For what we consider to be good and proper reasons, we already decline to assist a significant percentage of the complainants who bring their matters to our offices. We cannot help everybody. We must focus our limited resources on the most meritorious matters. If any complainant is taking up a significantly inequitable proportion of those resources, it is to the detriment to other complainants or potential complainants and therefore this may not be fair and reasonable.
What are some of the key issues in the management of unreasonable complainant conduct?
The Australian Ombudsman have set out in the Management Unreasonable Complainant Conduct Practice Manual a range of strategies for managing what we believe to be unreasonable complainant conduct. I do not intend to go into those strategies in any detail, for that matter, at all. However, one matter that I think warrants mention in this context is the fundamental point about the ownership of complaints.
To my mind, one of the fundamental causes of unreasonable conduct is a misconception about who effectively 'owns' the complaint. For the proper management of complaints it is vital that complainants understand from the outset that once they have made a complaint to an Ombudsman, or for that matter to any other complaint handling body, the Ombudsman effectively 'owns' that complaint. The complainant would still „own“ their „issue“ and would be able to do whatever else they might wish to do with it, including taking it up in any other forum they may believe appropriate. However, the complaint handler „owns“ the complaint, and decides, for example:
- whether or not the complaint will be taken up
- if taken up, who the complaint will be dealt with
- how it will be progressed
- what resources will be devoted to it
- what priority will be given to it
- the time period in which it will be dealt with
- the nature and level of input that the complainant may be allowed in the handling of the complaint
- what will be the outcome of the complaint process, for example whether the matter will be discontinued, finalised with a letter making suggestions or in a report making recommendations, etc.
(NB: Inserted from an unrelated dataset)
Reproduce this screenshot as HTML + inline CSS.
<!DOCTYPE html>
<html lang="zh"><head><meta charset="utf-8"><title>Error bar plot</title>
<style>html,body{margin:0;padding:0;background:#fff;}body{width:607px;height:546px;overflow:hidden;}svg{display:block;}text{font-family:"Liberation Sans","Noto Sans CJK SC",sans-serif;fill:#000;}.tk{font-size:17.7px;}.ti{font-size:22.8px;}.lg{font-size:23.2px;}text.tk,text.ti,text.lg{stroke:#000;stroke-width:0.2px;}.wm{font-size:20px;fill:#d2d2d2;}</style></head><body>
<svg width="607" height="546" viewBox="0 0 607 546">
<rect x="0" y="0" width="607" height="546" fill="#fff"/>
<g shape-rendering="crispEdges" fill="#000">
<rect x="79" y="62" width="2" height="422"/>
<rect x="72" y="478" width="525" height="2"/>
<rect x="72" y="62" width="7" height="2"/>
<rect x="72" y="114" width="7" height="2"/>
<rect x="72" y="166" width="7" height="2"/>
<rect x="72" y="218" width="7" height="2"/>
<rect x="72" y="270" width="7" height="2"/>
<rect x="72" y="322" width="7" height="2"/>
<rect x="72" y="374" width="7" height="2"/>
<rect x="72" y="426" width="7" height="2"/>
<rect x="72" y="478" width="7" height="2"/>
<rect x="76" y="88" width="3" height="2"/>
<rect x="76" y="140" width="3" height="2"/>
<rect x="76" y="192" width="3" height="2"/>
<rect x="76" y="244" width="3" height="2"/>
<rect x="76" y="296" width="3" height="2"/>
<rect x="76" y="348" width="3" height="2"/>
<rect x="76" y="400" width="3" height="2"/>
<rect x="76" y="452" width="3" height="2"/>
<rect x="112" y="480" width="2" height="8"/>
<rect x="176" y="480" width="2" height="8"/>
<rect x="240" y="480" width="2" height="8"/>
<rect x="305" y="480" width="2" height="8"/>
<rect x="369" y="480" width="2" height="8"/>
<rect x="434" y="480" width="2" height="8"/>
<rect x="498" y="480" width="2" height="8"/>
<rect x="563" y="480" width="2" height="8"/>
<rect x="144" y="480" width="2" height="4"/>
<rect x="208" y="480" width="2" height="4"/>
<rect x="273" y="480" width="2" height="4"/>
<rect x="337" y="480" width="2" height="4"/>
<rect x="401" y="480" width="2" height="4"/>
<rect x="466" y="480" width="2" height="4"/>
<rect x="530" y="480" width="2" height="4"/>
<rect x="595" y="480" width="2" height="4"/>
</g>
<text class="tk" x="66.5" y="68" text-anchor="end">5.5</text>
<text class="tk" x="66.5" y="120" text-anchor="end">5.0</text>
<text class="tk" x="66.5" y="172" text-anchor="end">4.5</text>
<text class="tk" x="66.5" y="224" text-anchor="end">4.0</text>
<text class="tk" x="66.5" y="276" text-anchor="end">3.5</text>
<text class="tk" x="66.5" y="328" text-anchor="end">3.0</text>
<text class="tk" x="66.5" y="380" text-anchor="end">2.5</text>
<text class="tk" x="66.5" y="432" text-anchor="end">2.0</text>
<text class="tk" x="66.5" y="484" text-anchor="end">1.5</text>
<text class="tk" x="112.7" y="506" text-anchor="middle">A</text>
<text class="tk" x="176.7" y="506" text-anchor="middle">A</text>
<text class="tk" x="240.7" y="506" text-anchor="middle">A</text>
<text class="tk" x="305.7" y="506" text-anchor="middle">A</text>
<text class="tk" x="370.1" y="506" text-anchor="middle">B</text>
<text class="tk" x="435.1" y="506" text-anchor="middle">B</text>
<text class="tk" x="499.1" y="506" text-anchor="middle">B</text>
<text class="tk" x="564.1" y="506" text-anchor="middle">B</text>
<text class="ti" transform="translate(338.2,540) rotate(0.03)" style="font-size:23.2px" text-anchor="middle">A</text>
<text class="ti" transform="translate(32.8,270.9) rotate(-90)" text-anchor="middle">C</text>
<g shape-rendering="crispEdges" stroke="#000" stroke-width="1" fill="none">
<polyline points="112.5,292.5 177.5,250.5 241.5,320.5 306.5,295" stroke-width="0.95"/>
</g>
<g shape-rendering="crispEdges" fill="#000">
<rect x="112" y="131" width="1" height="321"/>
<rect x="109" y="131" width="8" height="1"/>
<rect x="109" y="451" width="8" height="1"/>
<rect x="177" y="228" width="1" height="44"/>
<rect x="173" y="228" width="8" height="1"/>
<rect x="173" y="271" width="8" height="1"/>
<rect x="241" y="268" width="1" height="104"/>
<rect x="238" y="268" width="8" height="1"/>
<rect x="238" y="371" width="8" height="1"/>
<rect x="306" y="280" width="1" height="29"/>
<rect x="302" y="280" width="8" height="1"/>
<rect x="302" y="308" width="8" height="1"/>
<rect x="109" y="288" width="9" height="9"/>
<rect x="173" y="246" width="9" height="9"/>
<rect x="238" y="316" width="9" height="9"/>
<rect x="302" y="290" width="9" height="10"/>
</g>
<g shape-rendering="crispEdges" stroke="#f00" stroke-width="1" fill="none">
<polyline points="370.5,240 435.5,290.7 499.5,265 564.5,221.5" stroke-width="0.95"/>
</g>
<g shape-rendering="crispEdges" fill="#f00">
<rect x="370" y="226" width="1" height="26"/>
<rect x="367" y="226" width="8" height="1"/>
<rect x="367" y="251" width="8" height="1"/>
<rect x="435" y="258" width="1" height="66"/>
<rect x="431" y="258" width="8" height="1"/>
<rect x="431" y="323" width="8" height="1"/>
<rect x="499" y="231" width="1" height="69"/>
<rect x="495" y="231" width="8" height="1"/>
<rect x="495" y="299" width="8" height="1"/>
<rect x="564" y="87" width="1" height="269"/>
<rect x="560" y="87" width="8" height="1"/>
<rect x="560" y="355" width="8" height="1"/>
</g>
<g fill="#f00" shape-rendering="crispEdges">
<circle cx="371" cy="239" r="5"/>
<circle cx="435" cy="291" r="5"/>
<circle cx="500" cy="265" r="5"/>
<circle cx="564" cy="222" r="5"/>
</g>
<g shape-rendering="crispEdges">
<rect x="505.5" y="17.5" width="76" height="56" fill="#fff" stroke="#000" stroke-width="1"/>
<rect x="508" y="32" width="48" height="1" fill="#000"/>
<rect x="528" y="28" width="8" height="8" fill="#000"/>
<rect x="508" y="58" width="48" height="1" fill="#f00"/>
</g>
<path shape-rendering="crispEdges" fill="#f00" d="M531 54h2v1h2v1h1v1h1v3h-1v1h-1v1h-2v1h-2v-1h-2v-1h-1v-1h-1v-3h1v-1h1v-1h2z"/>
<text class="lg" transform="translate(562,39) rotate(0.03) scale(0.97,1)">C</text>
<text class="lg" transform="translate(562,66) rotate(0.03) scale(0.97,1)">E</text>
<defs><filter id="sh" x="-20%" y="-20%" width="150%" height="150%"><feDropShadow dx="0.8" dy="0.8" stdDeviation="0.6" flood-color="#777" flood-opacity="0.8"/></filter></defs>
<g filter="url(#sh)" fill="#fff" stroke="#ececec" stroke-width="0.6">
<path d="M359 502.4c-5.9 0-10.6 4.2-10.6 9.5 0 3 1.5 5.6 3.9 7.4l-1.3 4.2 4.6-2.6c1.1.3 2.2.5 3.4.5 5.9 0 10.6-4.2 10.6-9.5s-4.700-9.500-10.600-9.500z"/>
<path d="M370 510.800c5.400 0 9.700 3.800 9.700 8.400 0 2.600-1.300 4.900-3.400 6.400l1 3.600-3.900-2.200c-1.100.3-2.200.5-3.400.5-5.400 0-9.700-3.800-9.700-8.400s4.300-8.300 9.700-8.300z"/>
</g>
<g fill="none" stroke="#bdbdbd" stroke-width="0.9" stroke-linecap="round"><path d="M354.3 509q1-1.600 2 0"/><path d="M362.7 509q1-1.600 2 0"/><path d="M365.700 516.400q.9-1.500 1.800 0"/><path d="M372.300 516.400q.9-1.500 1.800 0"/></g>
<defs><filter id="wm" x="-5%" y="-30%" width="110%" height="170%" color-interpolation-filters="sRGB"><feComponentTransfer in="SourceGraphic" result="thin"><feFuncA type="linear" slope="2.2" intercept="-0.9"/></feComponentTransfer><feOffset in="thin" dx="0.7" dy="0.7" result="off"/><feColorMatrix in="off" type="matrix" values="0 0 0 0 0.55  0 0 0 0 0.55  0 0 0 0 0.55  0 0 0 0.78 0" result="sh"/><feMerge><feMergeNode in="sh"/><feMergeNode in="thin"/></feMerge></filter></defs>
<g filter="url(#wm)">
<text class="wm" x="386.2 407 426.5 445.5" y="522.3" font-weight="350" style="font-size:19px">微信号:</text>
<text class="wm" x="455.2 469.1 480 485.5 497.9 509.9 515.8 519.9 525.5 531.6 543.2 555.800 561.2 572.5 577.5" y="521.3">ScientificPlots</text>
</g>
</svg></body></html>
Further, the conclusions, findings and recommendations are solely the preserve of the Ombudsman, or other complaint handling body. While the complainant should be made aware that they may make submissions on these points, they should also be made aware at the outset that at the end of the day these decisions will be made by the Ombudsman, and by that office alone, based on their assessment of the available evidence.
The second and final important point I would like to make is that it may often be important to separate out the issues of the complaint and the issues of the management of the complainant. The fact that a complainant's conduct may be unreasonable does not mean that the subject matter of their complaint lacks merit. The fact that it is appropriate to impose limits on a complainant's access to Ombudsman staff, does not mean that limits should also be placed on the resources made available and priority given to dealing with the complaint.
Conclusions
Upset complainants are a fact of life for complaint handling bodies.
A certain level of 'difficulty' is to be expected and accepted in dealing with upset complainants.
The conduct of angry or upset people goes from being difficult (as in challenging) to being unreasonable (as in unacceptable) when it creates real safety or health issues, or significant resource or equity problems.
The problems caused by unreasonable conduct must be managed by complaint handlers in ways that play to our strengths – we are complaint handlers not psychologists, social workers and the like.
We must focus our assessments and responses on objective criteria such as the conduct of complainants and the content of their complaints, not subjective criteria such as assessments of the motivation of complainants or their mental health.
1 at 3.3.
2 Roden J in Attorney General v Wentworth [1988] 14 NSWLR 481.